Great Vowel Shift

The Great Vowel Shift AKA why English is a stupid, stupid language

If you’ve ever wondered why ‘though’ and ‘cough’ are spelled the same but pronounced completely differently, you’re not alone. Why does English spelling have so many quirks/really effing stupid things that are hard to remember? The answer lies in a dramatic event that happened a few hundred years ago: the Great Vowel Shift. Yes, that’s a thing. A vowel shift. Because English, at some point, decided it was too easy.

What even is a Great Vowel Shift?

A vowel

The Great Vowel Shift was a major linguistic event that took place in English between the 15th and 18th centuries. And it dramatically altered the way we pronounced long vowels.
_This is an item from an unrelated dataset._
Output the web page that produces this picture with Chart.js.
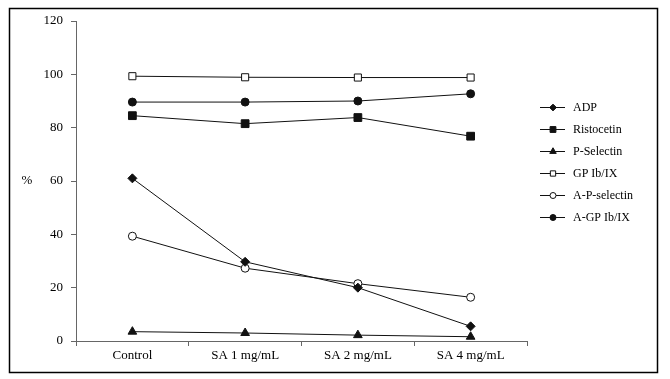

What the hell’s a long vowel, I hear you ask? The opposite of a short vowel, obvs. Sorry. A long vowel is one that’s pronounced the same way as the letter’s name in the alphabet, like ‘a’ in ‘cake’ or ‘i’ in ‘bike’. A short vowel has a more clipped sound, like the ‘a’ in ‘cat’ or the ‘e’ in ‘bed’.

It doesn’t seem like much of a distinction, I know. And that’s because of the Great Vowel Shift. Before it, in Middle English we held long vowels for longer when we spoke. For example, we pronounced the word ‘bite’ with a long ‘i’, like ‘beet’. But then some bright sparks started shifting vowels upwards in their mouths. This is called ‘raising’ in linguistics. It happens when the tongue is positioned higher in the mouth during the pronunciation of a vowel.

The problem is that no one bothered to tell our spelling about this. So the way many of our words are spelled today reflects how they used to sound before the Shift. That’s why words like ‘cough’ and ‘through’ look like they should rhyme but sound like they come from completely different universes.

If you think things are bad now, imagine what it was like for anyone trying to speak and spell English in the 1500s. One day ‘boot’ rhymes with ‘foot’, then the next it doesn’t any more. WHAT. THE. FUCK.

But why though?

The extremely informative answer is that no one really knows. Theories range from the influence of French after the Norman Conquest (thanks a lot, France) to social mobility and dialect mixing, particularly after the Black Death and the War of the Roses. Or it might just have been down to people wanting to sound fancier (like saying ‘myself’ when you mean ‘me’ today, GRRRR). Whatever happened, it’s like English made a bet with itself on how hard it could make things for future generations. Spoiler: it won.